His lathe has 1 piece jaws, so soft jaws are not an option. You need to step up to around a 6" chuck before 2 piece jaws are offered tyically.

Mac


----------



## gadget_lover (Feb 20, 2009)

I thought that too, but he did specify "make a set", which could be the whole jaw. 

It does not have to be too accurate if you are going to bore a hole in the middle that matches the piece you are working.

Daniel


----------



## cmacclel (Feb 20, 2009)

gadget_lover said:


> I thought that too, but he did specify "make a set", which could be the whole jaw.
> 
> It does not have to be too accurate if you are going to bore a hole in the middle that matches the piece you are working.
> 
> Daniel


 
You would be better off buying a new chuck maybe a new lathe before making 1 piece jaws  That would be alot of work even with a CNC mill 

Mac


----------



## sawlight (Feb 20, 2009)

gadget_lover said:


> I thought that too, but he did specify "make a set", which could be the whole jaw.
> 
> It does not have to be too accurate if you are going to bore a hole in the middle that matches the piece you are working.
> 
> Daniel


 


cmacclel said:


> You would be better off buying a new chuck maybe a new lathe before making 1 piece jaws  That would be alot of work even with a CNC mill
> 
> Mac


 

My bad, I am used to, well, what I am used to!!
No, if you cannot bolt them on, it's a waste of time and energy!! I can machine on a Bridgeport, a set of alum. jaws in a matter of FEW hours for bolt ons.
Trying to machine the whole jaw, plan on two days, easy!


----------



## will (Feb 20, 2009)

Guys 

I am reasonably handy - 

I have the lathe, a drill press, a radial arm saw, and a few other power tools used for wood working. 

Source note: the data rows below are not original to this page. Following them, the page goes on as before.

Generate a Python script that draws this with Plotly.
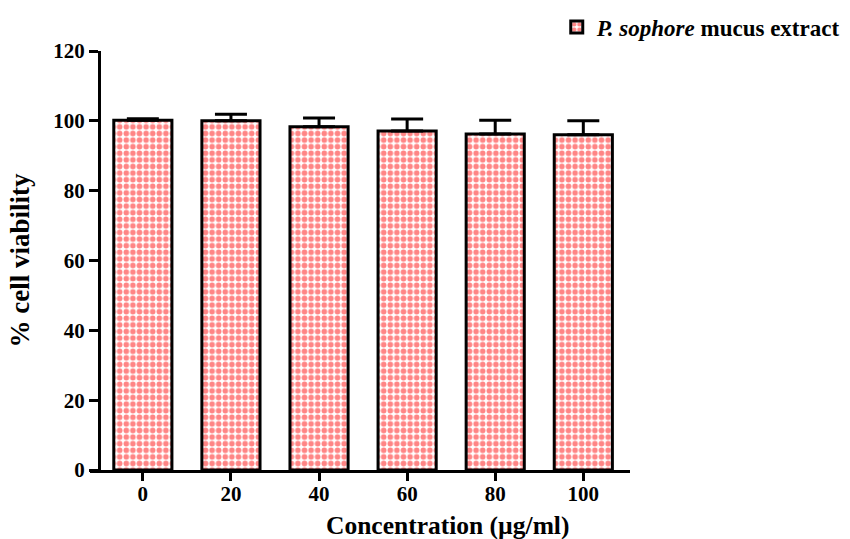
import plotly.graph_objects as go

concentrations = ["0", "20", "40", "60", "80", "100"]
viability = [100.2, 100.0, 98.3, 97.1, 96.2, 96.0]
sem = [0.4, 1.9, 2.5, 3.4, 4.0, 4.0]
series_name = "<i>P. sophore</i> mucus extract"
x_title = "Concentration (µg/ml)"
y_title = "% cell viability"
y_ticks = [0, 20, 40, 60, 80, 100, 120]

FONT = "Liberation Serif"
PINK = "#ff8585"

fig = go.Figure()
fig.add_trace(go.Bar(
    x=concentrations,
    y=viability,
    name=series_name,
    width=0.66,
    marker=dict(
        color="white",
        line=dict(color="black", width=3),
        pattern=dict(shape=".", fgcolor=PINK, bgcolor="white", size=6.6,
                     solidity=0.55, fillmode="replace"),
    ),
    error_y=dict(type="data", array=sem, arrayminus=[0] * len(sem),
                 symmetric=False, color="black", thickness=3, width=16),
    showlegend=True,
))

fig.add_annotation(
    text=x_title, xref="paper", yref="paper",
    x=(447 - 90) / 540, y=(470 - 525) / 419,
    xanchor="center", yanchor="middle", showarrow=False,
    font=dict(family=FONT, size=25.5, color="black", weight="bold"),
)

fig.update_layout(
    width=850, height=539,
    margin=dict(l=90, r=220, t=51, b=69, autoexpand=False),
    plot_bgcolor="white",
    paper_bgcolor="white",
    font=dict(family=FONT, color="black", size=20),
    showlegend=True,
    legend=dict(
        x=0.995, xanchor="right", y=1 - 27 / 539, yanchor="middle",
        xref="container", yref="container",
        font=dict(family=FONT, size=23, color="black", weight="bold"),
        bgcolor="rgba(0,0,0,0)",
    ),
    xaxis=dict(
        type="category",
        range=[-0.6, 5.53],
        showline=True, linecolor="black", linewidth=3,
        ticks="outside", ticklen=8, tickwidth=3, tickcolor="black",
        ticklabelstandoff=-5,
        tickfont=dict(family=FONT, size=21, color="black", weight="bold"),
        showgrid=False, zeroline=False,
    ),
    yaxis=dict(
        range=[0, 120],
        tickvals=y_ticks,
        anchor="free", position=9 / 540,
        showline=True, linecolor="black", linewidth=3,
        ticks="outside", ticklen=9, tickwidth=3, tickcolor="black",
        tickfont=dict(family=FONT, size=21, color="black", weight="bold"),
        showgrid=False, zeroline=False,
        title=dict(text=y_title,
                   font=dict(family=FONT, size=27, color="black", weight="bold"),
                   standoff=14),
    ),
)

fig.write_html("out.html")
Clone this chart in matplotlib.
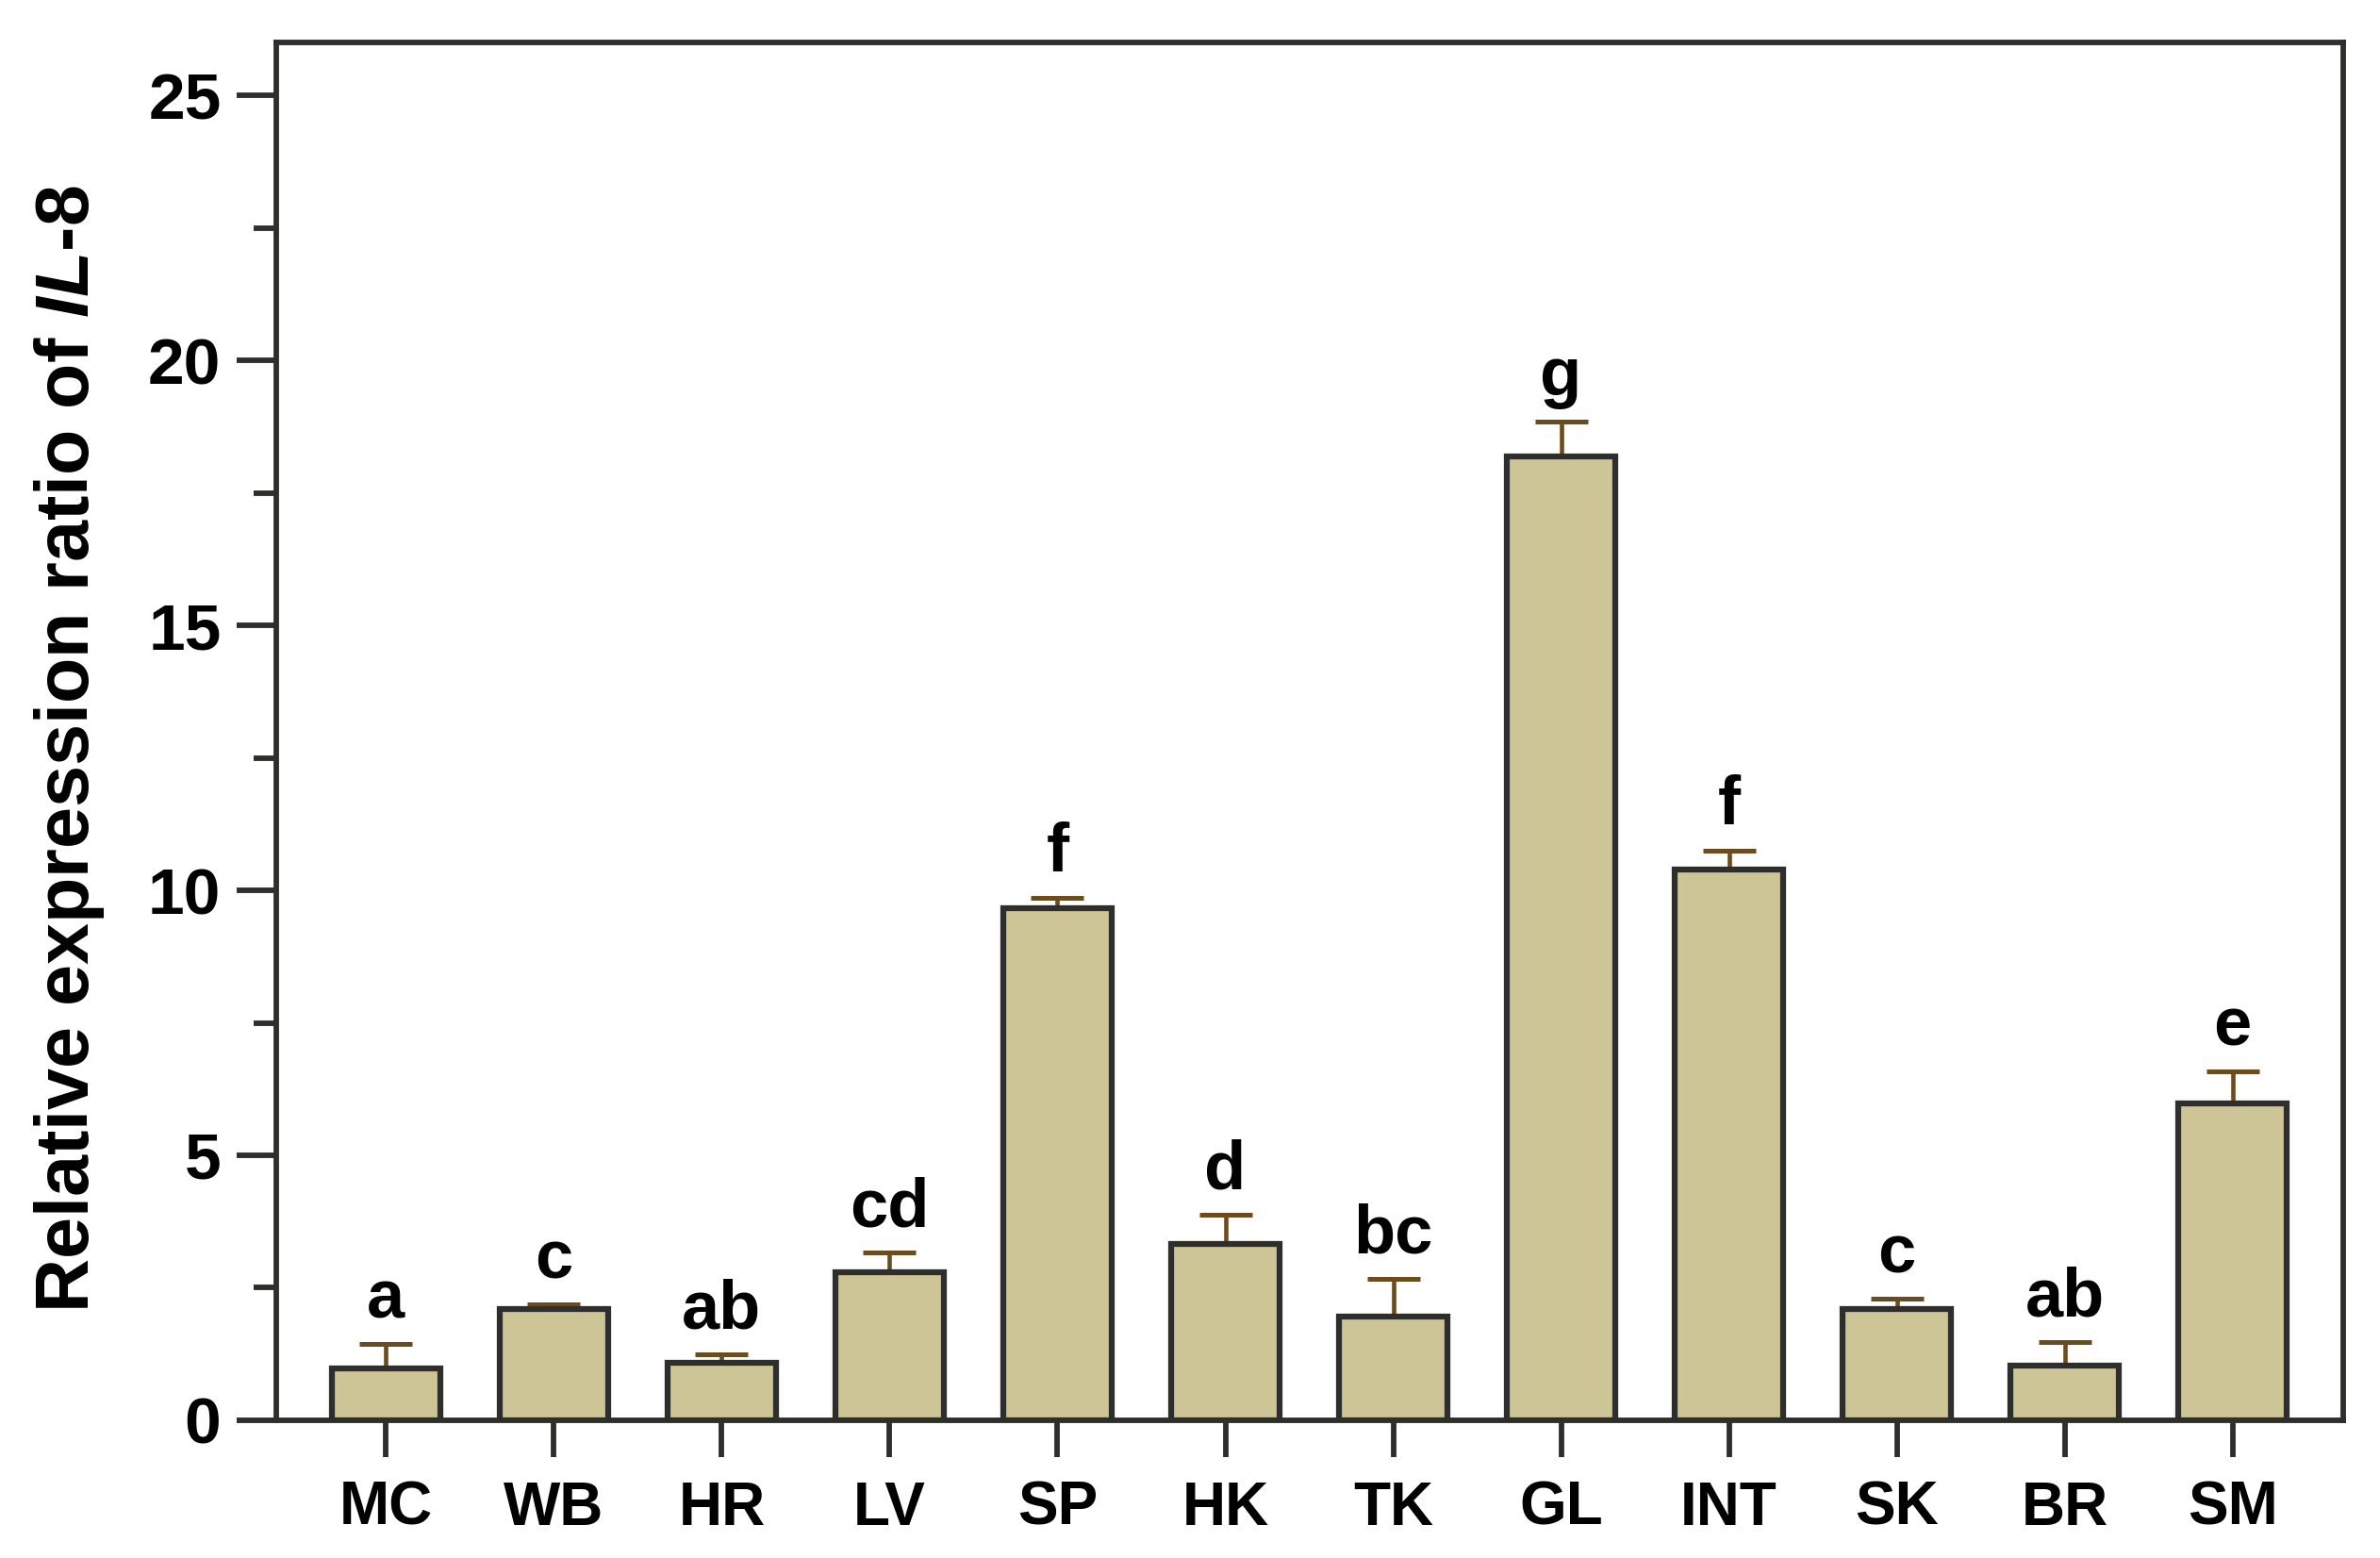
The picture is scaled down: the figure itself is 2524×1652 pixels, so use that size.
import numpy as np
import matplotlib.pyplot as plt
from matplotlib.ticker import MultipleLocator

plt.rcParams['font.family'] = ['Liberation Sans', 'DejaVu Sans']
plt.rcParams['font.weight'] = 'bold'
plt.rcParams['mathtext.fontset'] = 'custom'
plt.rcParams['mathtext.rm'] = 'Liberation Sans:bold'
plt.rcParams['mathtext.it'] = 'Liberation Sans:bold:italic'

# data
tissues = ['MC', 'WB', 'HR', 'LV', 'SP', 'HK', 'TK', 'GL', 'INT', 'SK', 'BR', 'SM']
means = [0.98, 2.10, 1.09, 2.79, 9.66, 3.33, 1.95, 18.19, 10.40, 2.10, 1.03, 5.98]
errs = [0.46, 0.08, 0.15, 0.37, 0.20, 0.55, 0.72, 0.66, 0.35, 0.20, 0.44, 0.60]
letters = ['a', 'c', 'ab', 'cd', 'f', 'd', 'bc', 'g', 'f', 'c', 'ab', 'e']

bar_col = '#CEC596'
edge_col = '#2E2E2C'
err_col = '#6B4C1E'

fig = plt.figure(figsize=(25.24, 16.52), dpi=100)
ax = fig.add_axes([0.116, 0.0884, 0.8686, 0.8844])

x = np.arange(len(tissues))
ax.errorbar(x, means, yerr=[np.zeros(len(errs)), errs], fmt='none',
            ecolor=err_col, elinewidth=3.3, capsize=20, capthick=3.6, zorder=1)
ax.bar(x, means, width=0.65, color=bar_col, edgecolor=edge_col,
       linewidth=4.5, zorder=2)

for xi, m, e, lab in zip(x, means, errs, letters):
    ax.annotate(lab, (xi, m + e), xytext=(0, 9), textcoords='offset points',
                ha='center', va='bottom', fontsize=52, fontweight='bold')

ax.set_xlim(-0.655, 11.66)
ax.set_ylim(0, 26)
ax.yaxis.set_major_locator(MultipleLocator(5))
ax.yaxis.set_minor_locator(MultipleLocator(2.5))
ax.set_xticks(x)
ax.set_xticklabels(tissues)

for s in ax.spines.values():
    s.set_linewidth(4.2)
    s.set_color(edge_col)

ax.tick_params(axis='y', which='major', length=30, width=4.2, color=edge_col,
               labelsize=50, pad=12)
ax.tick_params(axis='y', which='minor', length=17, width=4.2, color=edge_col)
ax.tick_params(axis='x', which='major', length=28, width=4.2, color=edge_col,
               labelsize=46, pad=18)

ax.set_ylabel('Relative expression ratio of $\\mathit{IL\u20108}$',
              fontsize=57, fontweight='bold')
ax.yaxis.set_label_coords(-0.082, 0.487)

fig.savefig('out.png', dpi=100)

Soft jaw chucks I have used in the past were larger than the 3 inch chuck on my lathe. They are easy enough to make of you have a milling machine. They are great if all you do is one diameter stock. I work with mini-mags , both the head and the body, full size Maglites ( C & D ). and recently Surefire 6P type bodies. Some parts are held on the outside, some on the inside, I bored out the chuck so I could at least pass 3/4 inch stock. 

I also custom make Magician Wands, The lathe serves for my woodworking needs as well. 

I do not make enough of any one thing at the same time to justify custom jaws for a single diameter.

Making a full set of jaws is beyond the equipment I have here. 

By grinding the jaws, I was able to get them from .006 to .001 run out. not too bad from 3 inch chuck that is showing signs of wear. I asked the question to see if there was a better way to fix the chuck. 

This is not a collet machine, I really need the flexibility of a self centering chuck. I just wanted it to be more accurate than it was.


----------



## will (Feb 21, 2009)

sawlight said:


> My bad, I am used to, well, what I am used to!!
> No, if you cannot bolt them on, it's a waste of time and energy!! I can machine on a Bridgeport, a set of alum. jaws in a matter of FEW hours for bolt ons.
> Trying to machine the whole jaw, plan on two days, easy!



I don't remember how long it took to make a set of soft jaws, certainly a couple of hours using a Bridgeport milling machine. 

My brain started to freeze trying to figure out how to make the back part of the threads, On a milling machine with a rotary table. Or maybe on a lathe with a fixture to hold them , really not something I am going to do or even think about any more. 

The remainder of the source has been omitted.